Q: Is that anything you want to explore in the future to further shed light on racial segregation?

DOUGHERTY: Future research should explore the experiences of racial and ethnic minorities in multiracial congregations. This is difficult to do with survey data. Researchers will need to oversample ethnic minorities in national surveys. Another pressing need is a national study of congregations over time.
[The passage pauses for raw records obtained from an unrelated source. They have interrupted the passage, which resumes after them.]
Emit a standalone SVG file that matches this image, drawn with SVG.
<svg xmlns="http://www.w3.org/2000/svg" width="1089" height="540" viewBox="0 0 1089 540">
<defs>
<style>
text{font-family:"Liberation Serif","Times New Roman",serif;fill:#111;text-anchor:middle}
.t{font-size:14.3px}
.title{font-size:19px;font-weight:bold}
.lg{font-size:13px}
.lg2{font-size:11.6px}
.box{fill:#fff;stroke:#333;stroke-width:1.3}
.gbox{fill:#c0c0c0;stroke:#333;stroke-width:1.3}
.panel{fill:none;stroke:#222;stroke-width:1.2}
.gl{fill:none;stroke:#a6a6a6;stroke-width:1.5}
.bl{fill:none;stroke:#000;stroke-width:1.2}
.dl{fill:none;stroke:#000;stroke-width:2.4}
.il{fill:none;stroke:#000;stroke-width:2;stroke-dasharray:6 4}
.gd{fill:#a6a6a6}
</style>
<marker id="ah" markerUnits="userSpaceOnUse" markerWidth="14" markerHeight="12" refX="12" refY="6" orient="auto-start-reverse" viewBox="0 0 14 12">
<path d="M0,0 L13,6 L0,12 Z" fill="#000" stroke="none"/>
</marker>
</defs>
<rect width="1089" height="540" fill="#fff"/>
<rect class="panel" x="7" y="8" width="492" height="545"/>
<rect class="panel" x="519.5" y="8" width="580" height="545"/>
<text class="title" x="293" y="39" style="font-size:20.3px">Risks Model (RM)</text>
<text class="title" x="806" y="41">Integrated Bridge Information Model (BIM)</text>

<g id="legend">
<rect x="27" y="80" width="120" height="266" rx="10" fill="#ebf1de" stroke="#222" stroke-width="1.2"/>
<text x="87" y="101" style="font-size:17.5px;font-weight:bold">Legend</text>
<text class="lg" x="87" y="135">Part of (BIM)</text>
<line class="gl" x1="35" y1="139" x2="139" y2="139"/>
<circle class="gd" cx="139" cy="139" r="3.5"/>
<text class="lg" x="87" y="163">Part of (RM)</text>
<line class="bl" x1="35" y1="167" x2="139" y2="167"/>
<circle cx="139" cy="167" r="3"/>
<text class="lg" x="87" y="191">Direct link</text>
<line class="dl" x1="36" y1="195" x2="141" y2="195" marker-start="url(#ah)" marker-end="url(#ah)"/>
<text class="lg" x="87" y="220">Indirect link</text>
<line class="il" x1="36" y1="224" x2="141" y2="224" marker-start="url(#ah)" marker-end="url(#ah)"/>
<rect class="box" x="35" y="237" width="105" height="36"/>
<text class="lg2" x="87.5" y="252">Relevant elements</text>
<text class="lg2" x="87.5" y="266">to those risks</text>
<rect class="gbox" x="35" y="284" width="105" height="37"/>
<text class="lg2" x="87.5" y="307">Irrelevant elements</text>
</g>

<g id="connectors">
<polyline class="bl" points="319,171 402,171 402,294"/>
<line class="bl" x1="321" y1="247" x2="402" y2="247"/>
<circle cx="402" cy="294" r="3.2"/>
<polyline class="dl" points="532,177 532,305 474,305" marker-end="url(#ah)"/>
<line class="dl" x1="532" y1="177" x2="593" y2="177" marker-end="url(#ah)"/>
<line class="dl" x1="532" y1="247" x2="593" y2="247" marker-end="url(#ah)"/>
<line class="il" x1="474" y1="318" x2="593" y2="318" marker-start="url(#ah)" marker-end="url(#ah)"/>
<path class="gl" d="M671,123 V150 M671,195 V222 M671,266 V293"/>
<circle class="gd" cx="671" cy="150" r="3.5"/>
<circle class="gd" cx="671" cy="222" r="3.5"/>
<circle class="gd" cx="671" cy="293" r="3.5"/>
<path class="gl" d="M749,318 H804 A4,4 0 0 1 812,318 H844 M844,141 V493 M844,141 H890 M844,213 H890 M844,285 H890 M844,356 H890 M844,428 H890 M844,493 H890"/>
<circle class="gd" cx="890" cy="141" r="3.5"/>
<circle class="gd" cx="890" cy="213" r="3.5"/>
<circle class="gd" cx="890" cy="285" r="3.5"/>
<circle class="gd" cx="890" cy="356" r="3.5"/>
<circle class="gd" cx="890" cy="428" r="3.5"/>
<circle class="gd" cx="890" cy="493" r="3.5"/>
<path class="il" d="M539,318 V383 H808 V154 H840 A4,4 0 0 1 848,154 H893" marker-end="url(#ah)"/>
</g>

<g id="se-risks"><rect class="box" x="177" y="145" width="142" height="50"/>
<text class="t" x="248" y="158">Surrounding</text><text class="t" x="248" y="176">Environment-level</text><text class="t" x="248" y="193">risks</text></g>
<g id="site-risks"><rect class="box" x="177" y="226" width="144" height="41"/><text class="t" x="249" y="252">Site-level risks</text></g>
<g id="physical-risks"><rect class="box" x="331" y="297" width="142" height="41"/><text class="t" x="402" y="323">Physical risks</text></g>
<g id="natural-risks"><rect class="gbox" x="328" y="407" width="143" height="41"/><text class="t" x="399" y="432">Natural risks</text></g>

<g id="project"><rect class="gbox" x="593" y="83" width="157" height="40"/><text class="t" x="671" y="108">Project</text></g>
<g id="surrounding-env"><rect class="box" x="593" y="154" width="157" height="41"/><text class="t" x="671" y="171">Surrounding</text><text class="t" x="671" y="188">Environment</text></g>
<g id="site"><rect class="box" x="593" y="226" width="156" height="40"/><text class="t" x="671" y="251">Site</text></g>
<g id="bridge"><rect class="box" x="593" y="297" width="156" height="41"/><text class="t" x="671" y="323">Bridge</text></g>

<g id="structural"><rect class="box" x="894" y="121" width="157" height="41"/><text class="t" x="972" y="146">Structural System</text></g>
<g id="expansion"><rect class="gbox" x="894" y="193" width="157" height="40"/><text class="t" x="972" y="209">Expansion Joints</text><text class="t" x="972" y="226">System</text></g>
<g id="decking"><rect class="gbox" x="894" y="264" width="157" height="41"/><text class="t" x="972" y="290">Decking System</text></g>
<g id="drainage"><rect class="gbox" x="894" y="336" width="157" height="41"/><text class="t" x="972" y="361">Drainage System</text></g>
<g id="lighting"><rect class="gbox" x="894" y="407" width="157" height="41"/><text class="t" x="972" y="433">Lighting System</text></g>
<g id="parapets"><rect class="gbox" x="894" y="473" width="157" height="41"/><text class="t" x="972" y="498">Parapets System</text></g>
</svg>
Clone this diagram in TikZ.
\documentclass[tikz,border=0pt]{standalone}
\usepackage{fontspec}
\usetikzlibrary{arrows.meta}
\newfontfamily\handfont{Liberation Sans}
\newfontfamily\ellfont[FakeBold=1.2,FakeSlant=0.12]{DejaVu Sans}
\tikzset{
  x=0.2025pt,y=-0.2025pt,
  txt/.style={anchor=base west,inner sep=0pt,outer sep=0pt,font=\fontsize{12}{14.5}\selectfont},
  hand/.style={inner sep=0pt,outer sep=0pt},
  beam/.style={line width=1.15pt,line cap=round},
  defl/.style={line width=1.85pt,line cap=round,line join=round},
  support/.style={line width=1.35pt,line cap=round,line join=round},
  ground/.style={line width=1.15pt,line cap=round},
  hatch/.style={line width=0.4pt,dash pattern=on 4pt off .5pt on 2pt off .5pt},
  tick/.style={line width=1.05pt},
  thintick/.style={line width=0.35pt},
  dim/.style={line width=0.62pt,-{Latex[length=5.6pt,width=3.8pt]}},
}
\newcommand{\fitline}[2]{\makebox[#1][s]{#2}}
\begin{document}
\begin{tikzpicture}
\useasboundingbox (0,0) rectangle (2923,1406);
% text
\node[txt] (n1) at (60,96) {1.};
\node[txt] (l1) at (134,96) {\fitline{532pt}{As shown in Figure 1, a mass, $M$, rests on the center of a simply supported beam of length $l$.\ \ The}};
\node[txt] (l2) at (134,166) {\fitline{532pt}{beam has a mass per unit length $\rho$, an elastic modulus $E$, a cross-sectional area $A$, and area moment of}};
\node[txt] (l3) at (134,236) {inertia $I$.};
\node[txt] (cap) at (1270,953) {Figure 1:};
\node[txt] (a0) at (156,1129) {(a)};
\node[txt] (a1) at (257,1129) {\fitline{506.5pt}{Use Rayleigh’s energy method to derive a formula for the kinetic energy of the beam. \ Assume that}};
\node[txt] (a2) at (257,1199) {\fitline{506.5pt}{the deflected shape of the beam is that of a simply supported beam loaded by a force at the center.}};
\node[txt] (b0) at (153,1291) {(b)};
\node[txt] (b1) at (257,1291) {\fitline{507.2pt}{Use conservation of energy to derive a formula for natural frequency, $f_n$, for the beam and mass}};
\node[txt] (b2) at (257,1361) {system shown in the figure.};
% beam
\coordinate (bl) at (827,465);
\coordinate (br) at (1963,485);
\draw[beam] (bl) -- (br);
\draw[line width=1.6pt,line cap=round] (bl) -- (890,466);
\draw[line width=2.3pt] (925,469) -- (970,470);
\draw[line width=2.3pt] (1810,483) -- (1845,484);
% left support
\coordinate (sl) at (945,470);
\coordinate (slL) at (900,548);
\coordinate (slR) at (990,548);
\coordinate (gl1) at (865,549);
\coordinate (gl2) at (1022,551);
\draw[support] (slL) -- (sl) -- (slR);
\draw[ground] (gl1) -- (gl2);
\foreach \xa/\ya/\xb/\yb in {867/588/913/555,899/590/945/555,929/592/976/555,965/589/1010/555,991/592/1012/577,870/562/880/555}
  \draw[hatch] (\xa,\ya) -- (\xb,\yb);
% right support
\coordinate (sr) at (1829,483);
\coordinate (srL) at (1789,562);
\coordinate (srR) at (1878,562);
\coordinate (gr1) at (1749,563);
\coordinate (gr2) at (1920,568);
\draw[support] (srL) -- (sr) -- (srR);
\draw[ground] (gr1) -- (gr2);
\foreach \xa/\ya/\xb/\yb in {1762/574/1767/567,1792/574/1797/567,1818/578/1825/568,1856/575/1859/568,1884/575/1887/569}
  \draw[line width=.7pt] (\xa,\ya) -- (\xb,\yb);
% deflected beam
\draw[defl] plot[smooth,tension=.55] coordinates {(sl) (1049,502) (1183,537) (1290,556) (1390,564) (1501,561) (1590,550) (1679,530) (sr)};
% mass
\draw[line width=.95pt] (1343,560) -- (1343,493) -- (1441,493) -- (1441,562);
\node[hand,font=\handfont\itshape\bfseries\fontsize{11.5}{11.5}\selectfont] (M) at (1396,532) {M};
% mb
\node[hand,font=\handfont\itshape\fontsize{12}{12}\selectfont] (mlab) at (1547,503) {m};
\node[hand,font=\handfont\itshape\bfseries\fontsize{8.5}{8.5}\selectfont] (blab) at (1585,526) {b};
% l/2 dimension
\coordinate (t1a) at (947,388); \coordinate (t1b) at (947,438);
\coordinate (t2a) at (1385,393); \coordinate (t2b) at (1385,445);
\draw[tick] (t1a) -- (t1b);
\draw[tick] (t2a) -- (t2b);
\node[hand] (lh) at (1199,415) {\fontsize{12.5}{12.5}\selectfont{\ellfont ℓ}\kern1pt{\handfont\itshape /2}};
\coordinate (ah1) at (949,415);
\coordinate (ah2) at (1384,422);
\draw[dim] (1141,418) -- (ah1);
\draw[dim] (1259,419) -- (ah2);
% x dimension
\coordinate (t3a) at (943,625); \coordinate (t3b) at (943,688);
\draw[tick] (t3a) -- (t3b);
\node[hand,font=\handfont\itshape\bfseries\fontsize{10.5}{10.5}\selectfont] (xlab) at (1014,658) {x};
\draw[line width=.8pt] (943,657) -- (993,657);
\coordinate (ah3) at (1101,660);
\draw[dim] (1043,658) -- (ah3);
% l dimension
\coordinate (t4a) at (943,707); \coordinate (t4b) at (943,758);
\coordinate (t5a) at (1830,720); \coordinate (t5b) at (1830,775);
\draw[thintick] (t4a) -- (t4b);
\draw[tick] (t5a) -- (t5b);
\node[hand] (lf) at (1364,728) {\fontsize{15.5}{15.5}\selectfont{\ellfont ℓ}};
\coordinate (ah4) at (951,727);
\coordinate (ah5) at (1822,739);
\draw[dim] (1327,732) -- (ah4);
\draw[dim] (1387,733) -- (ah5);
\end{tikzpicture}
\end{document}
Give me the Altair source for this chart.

Researchers need to follow a national sample of congregations over five to 10 years to understand when, how and why a congregation’s membership changes, as well as the implications of such changes.

STUDY FINDINGS

  • Religious whites, on average, report the most comfort with Asians; a comparable level of comfort with Hispanics; and noticeably less comfort with blacks.
  • Older respondents and those who are married report having fewer non-white friends.
  • Men, regular religious attendees and more liberal respondents report having more nonwhite friends.
  • Respondents living in the East and the Midwest report having fewer non-white friends than those in the South, while people living in the West report having more.
  • Whites in mainline Protestant churches report fewer cross-racial friendships than whites in evangelical churches.
  • Older respondents, men and those who view Scripture as literally true are less comfortable with non-whites.
  • Education, higher income, religious service attendance and political liberalism are positively related to comfort with non-whites.
  • Southern whites are significantly less comfortable with non-whites than are non-whites in any other U.S. region.